Toss me an ebelskiver

Used to be that the outdoor grill was for steaks and burgers. Then there were grill baskets for veggies and prongs for whole chickens. But we never saw this coming: an ebelskiver accessory, so you can make the traditional Danish delight on the deck. You know ebelskivers — the small pancake-like spheres filled with jam and such. The folks at Weber have a porcelain-enameled cast-iron pan for use on the grill. It retails for about $50. Here’s the video! http://bit.ly/11stoN4

Hot dish quorum

As reported by the Star Tribune’s Corey Mitchell, Rep. Tim Walz, D-Minn., won the third annual Minnesota congressional delegation “Hotdish Off” cooking competition this month with his “Hermann the German” recipe.
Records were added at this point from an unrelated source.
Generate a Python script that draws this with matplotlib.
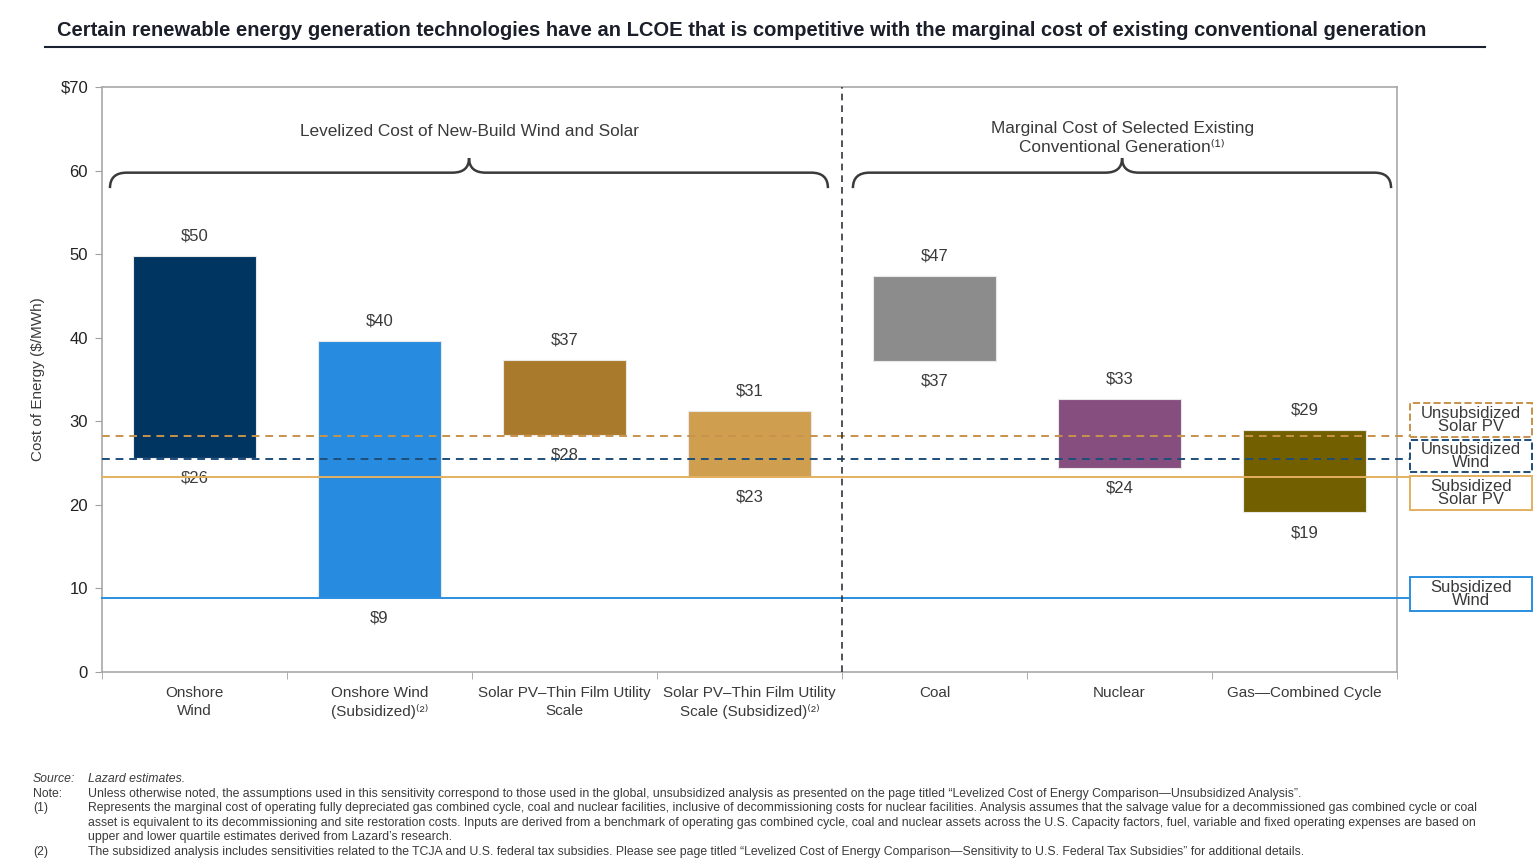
import matplotlib
matplotlib.use("Agg")
import matplotlib.pyplot as plt
from matplotlib.path import Path
from matplotlib.patches import PathPatch, Rectangle

# ---------------- data ----------------
categories = ["Onshore\nWind",
              "Onshore Wind\n(Subsidized)\u207d\u00b2\u207e",
              "Solar PV\u2013Thin Film Utility\nScale",
              "Solar PV\u2013Thin Film Utility\nScale (Subsidized)\u207d\u00b2\u207e",
              "Coal", "Nuclear", "Gas\u2014Combined Cycle"]
low_values = [25.6, 8.9, 28.4, 23.3, 37.2, 24.4, 19.1]
high_values = [49.8, 39.6, 37.3, 31.2, 47.4, 32.7, 29.0]
low_labels = ["$26", "$9", "$28", "$23", "$37", "$24", "$19"]
high_labels = ["$50", "$40", "$37", "$31", "$47", "$33", "$29"]
bar_colors = ["#003562", "#278CE0", "#AA7A2C", "#CF9E4F", "#8C8C8C", "#864E7E", "#726000"]

ref_names = ["Unsubsidized\nSolar PV", "Unsubsidized\nWind", "Subsidized\nSolar PV", "Subsidized\nWind"]
ref_values = [28.2, 25.5, 23.3, 8.9]
ref_colors = ["#C8934A", "#1F4E79", "#E3B060", "#2A8FE0"]
ref_styles = ["--", "--", "-", "-"]

yticks = [0, 10, 20, 30, 40, 50, 60, 70]
ytick_labels = ["0", "10", "20", "30", "40", "50", "60", "\\$70"]

group_titles = ["Levelized Cost of New-Build Wind and Solar",
                "Marginal Cost of Selected Existing\nConventional Generation\u207d\u00b9\u207e"]

title = ("Certain renewable energy generation technologies have an LCOE that is competitive "
         "with the marginal cost of existing conventional generation")

notes = [
    ("Source:", "Lazard estimates.", True),
    ("Note:", "Unless otherwise noted, the assumptions used in this sensitivity correspond to those used in the global, unsubsidized analysis as presented on the page titled \u201cLevelized Cost of Energy Comparison\u2014Unsubsidized Analysis\u201d.", False),
    ("(1)", "Represents the marginal cost of operating fully depreciated gas combined cycle, coal and nuclear facilities, inclusive of decommissioning costs for nuclear facilities. Analysis assumes that the salvage value for a decommissioned gas combined cycle or coal", False),
    ("", "asset is equivalent to its decommissioning and site restoration costs. Inputs are derived from a benchmark of operating gas combined cycle, coal and nuclear assets across the U.S. Capacity factors, fuel, variable and fixed operating expenses are based on", False),
    ("", "upper and lower quartile estimates derived from Lazard\u2019s research.", False),
    ("(2)", "The subsidized analysis includes sensitivities related to the TCJA and U.S. federal tax subsidies. Please see page titled \u201cLevelized Cost of Energy Comparison\u2014Sensitivity to U.S. Federal Tax Subsidies\u201d for additional details.", False),
]

# ---------------- style ----------------
REG = ["Liberation Sans", "DejaVu Sans"]
TXT = "#3A3A3A"
plt.rcParams["font.family"] = REG

fig = plt.figure(figsize=(15.36, 8.68), dpi=100)
ax = fig.add_axes([102/1536, 1-672/868, (1397-102)/1536, (672-87)/868])

x = list(range(len(categories)))
heights = [h - l for h, l in zip(high_values, low_values)]
ax.bar(x, heights, bottom=low_values, width=0.665, color=bar_colors,
       edgecolor="#E8E8E8", linewidth=0.8, zorder=2)

for xi, lo, hi, ll, hl in zip(x, low_values, high_values, low_labels, high_labels):
    ax.annotate(hl.replace("$", "\\$"), (xi, hi), xytext=(0, 14.5), textcoords="offset points",
                ha="center", va="center", fontsize=12, color=TXT)
    ax.annotate(ll.replace("$", "\\$"), (xi, lo), xytext=(0, -14.5), textcoords="offset points",
                ha="center", va="center", fontsize=12, color=TXT)

# reference lines and boxes
box_x0, box_x1 = 6.57, 7.23
box_ranges = [(28.1, 32.2), (23.9, 27.8), (19.4, 23.45), (7.3, 11.4)]
for name, val, col, ls, (b0, b1) in zip(ref_names, ref_values, ref_colors, ref_styles, box_ranges):
    ax.plot([-0.5, box_x0], [val, val], color=col, ls=ls, lw=1.4,
            dashes=(4, 3) if ls == "--" else (None, None), clip_on=False, zorder=3)
    rect = Rectangle((box_x0, b0), box_x1 - box_x0, b1 - b0, fill=False, edgecolor=col,
                     lw=1.4, ls=ls, clip_on=False, zorder=3)
    ax.add_patch(rect)
    ax.text((box_x0 + box_x1) / 2, (b0 + b1) / 2, name, ha="center", va="center",
            fontsize=12, color=TXT, linespacing=0.85, clip_on=False)

# vertical dashed separator
ax.plot([3.5, 3.5], [0, 70], color="#2F3540", lw=1.2, ls="--", dashes=(4, 3), zorder=3)

# brackets
def bracket(x0, x1, xc, y_end, y_h, y_peak, rx=0.09):
    verts = [(x0, y_end), (x0, y_h), (x0 + rx, y_h),
             (xc - rx, y_h),
             (xc, y_h), (xc, y_peak),
             (xc, y_h), (xc + rx, y_h),
             (x1 - rx, y_h),
             (x1, y_h), (x1, y_end)]
    codes = [Path.MOVETO, Path.CURVE3, Path.CURVE3,
             Path.LINETO,
             Path.CURVE3, Path.CURVE3,
             Path.CURVE3, Path.CURVE3,
             Path.LINETO,
             Path.CURVE3, Path.CURVE3]
    ax.add_patch(PathPatch(Path(verts, codes), fill=False, edgecolor="#3A3A3A", lw=1.8,
                           clip_on=False, zorder=3))

bracket(-0.457, 3.424, 1.484, 57.9, 59.75, 61.5)
bracket(3.559, 6.468, 5.014, 57.9, 59.75, 61.5)

ax.text(1.484, 64.7, group_titles[0], ha="center", va="center", fontsize=12.4, color=TXT)
ax.text(5.014, 63.9, group_titles[1], ha="center", va="center", fontsize=12.4, color=TXT,
        linespacing=1.35)

# axes styling
ax.set_xlim(-0.5, 6.5)
ax.set_ylim(0, 70)
ax.set_yticks(yticks)
ax.set_yticklabels(ytick_labels, fontsize=12, color="#222222")
ax.set_xticks(x)
ax.set_xticklabels(categories, fontsize=11, color=TXT, linespacing=1.35)
ax.set_xticks([i - 0.5 for i in range(len(categories) + 1)], minor=True)
ax.tick_params(axis="x", which="major", length=0, pad=10)
ax.tick_params(axis="x", which="minor", length=5, color="#A0A0A0", direction="out")
ax.tick_params(axis="y", length=5, color="#A0A0A0", pad=5)
for s in ax.spines.values():
    s.set_color("#A8A8A8")
    s.set_linewidth(1.2)
ax.set_ylabel("Cost of Energy (\\$/MWh)", fontsize=11, color=TXT)
ax.yaxis.set_label_coords((45 - 102) / 1295, 0.5)

# title + rule
fig.text(57/1536, 1-30/868, title, ha="left", va="center", fontsize=14.5, fontweight="bold",
         color="#1B1F2A")
fig.add_artist(plt.Line2D([45/1536, 1485/1536], [1-47/868, 1-47/868], color="#1B2333", lw=1.5))

# footnotes
y0 = 779
for i, (lab, txt, ital) in enumerate(notes):
    yy = 1 - (y0 + i * 14.6) / 868
    style = "italic" if ital else "normal"
    fig.text(33/1536, yy, lab, ha="left", va="center", fontsize=8.8, color=TXT, style=style)
    fig.text(88/1536, yy, txt, ha="left", va="center", fontsize=8.8, color=TXT, style=style)

fig.savefig("out.png", dpi=100)
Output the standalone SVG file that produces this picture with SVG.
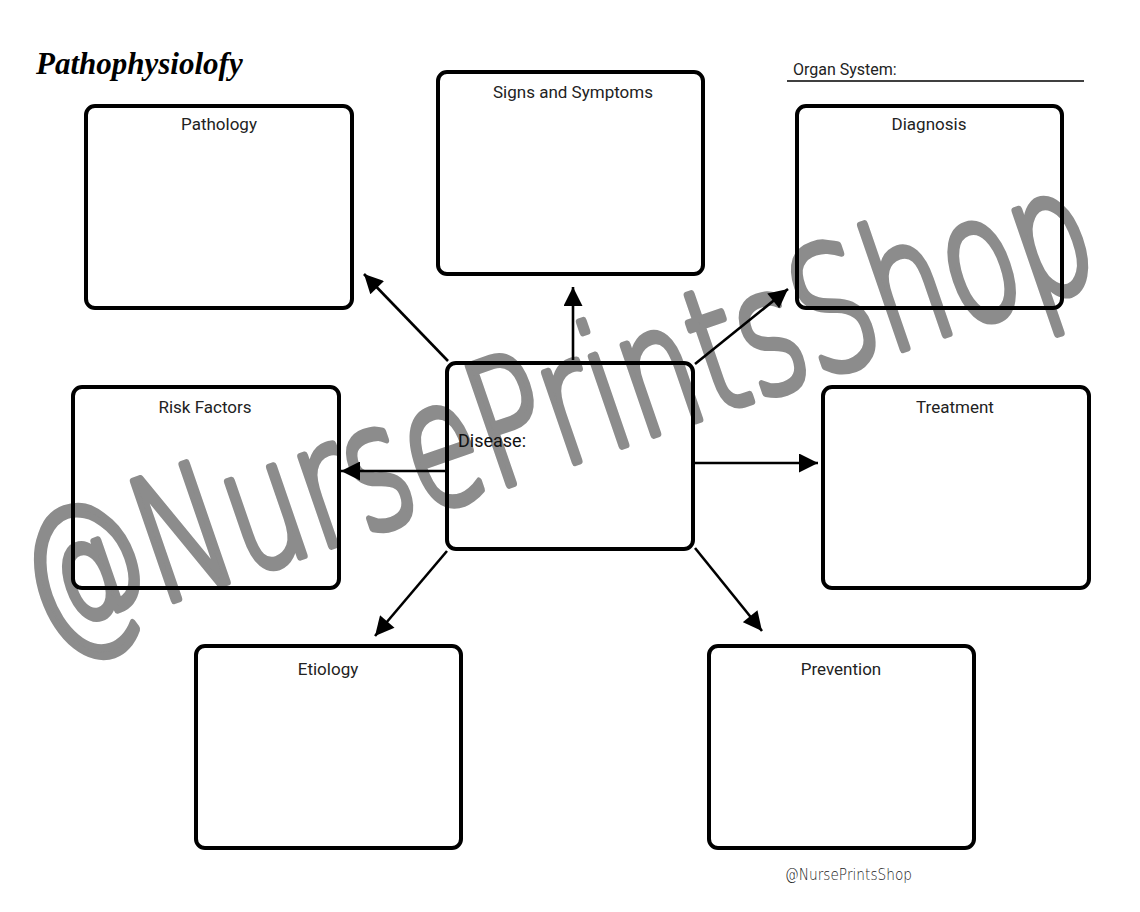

Ingredients include a bottle of beer from Schell’s Brewing Co., Tater Tots and Cheddar cheese. Sen. Al Franken hosts the event, which he bills as a bipartisan, bicameral meeting “where we celebrate a Minnesota tradition.” For all the recipes, visit http://1.usa.gov/XDzOgv.

Mmmmmm, bacon

The bacon bandwagon shows little sign of slowing. Witness the return of the Bacon Takedown Series, sponsored by Hormel Black Label bacon, back in Minneapolis for the first time since 2010. Amateur and professional chefs each will show what they’ve created with 15 pounds of bacon. (The last time the contest was here, there was bacon cheesecake and bacon vodka.) The event is from 2 to 4 p.m. May 11 at the Fine Line Music Cafe where, for $15, the public can sample all the dishes they can stomach. For tickets, visit www.kitchit.com/local_events/Takedown/.

Farmers markets

Season opener: The Minneapolis Farmers Market on the Nicollet Mall begins its Thursday sales this week. And its Lyndale Av. market opens Saturday at 6 a.m. and will continue to 1 p.m. daily throughout the summer. The St. Paul Farmers Market opens the following week. See next week’s Taste section for listings of other openings.

You’ve got mail!

As college acceptance letters come in, it’s time to start thinking of ways to ship goodies. But how to keep your oatmeal-raisin cookies from arriving like oatmeal? “The Flying Brownie” by Shirley Fan (Harvard Common, $17.95) is devoted to this question. Fan, who helped launch Food Network Magazine, has researched the finer point of shipping companies, food safety, cushioning materials and more, whether you’re preparing a package for Ames or Afghanistan. Lots of recipes for brownies and bars, but also ideas such as a s’mores kit or seasoned pretzels.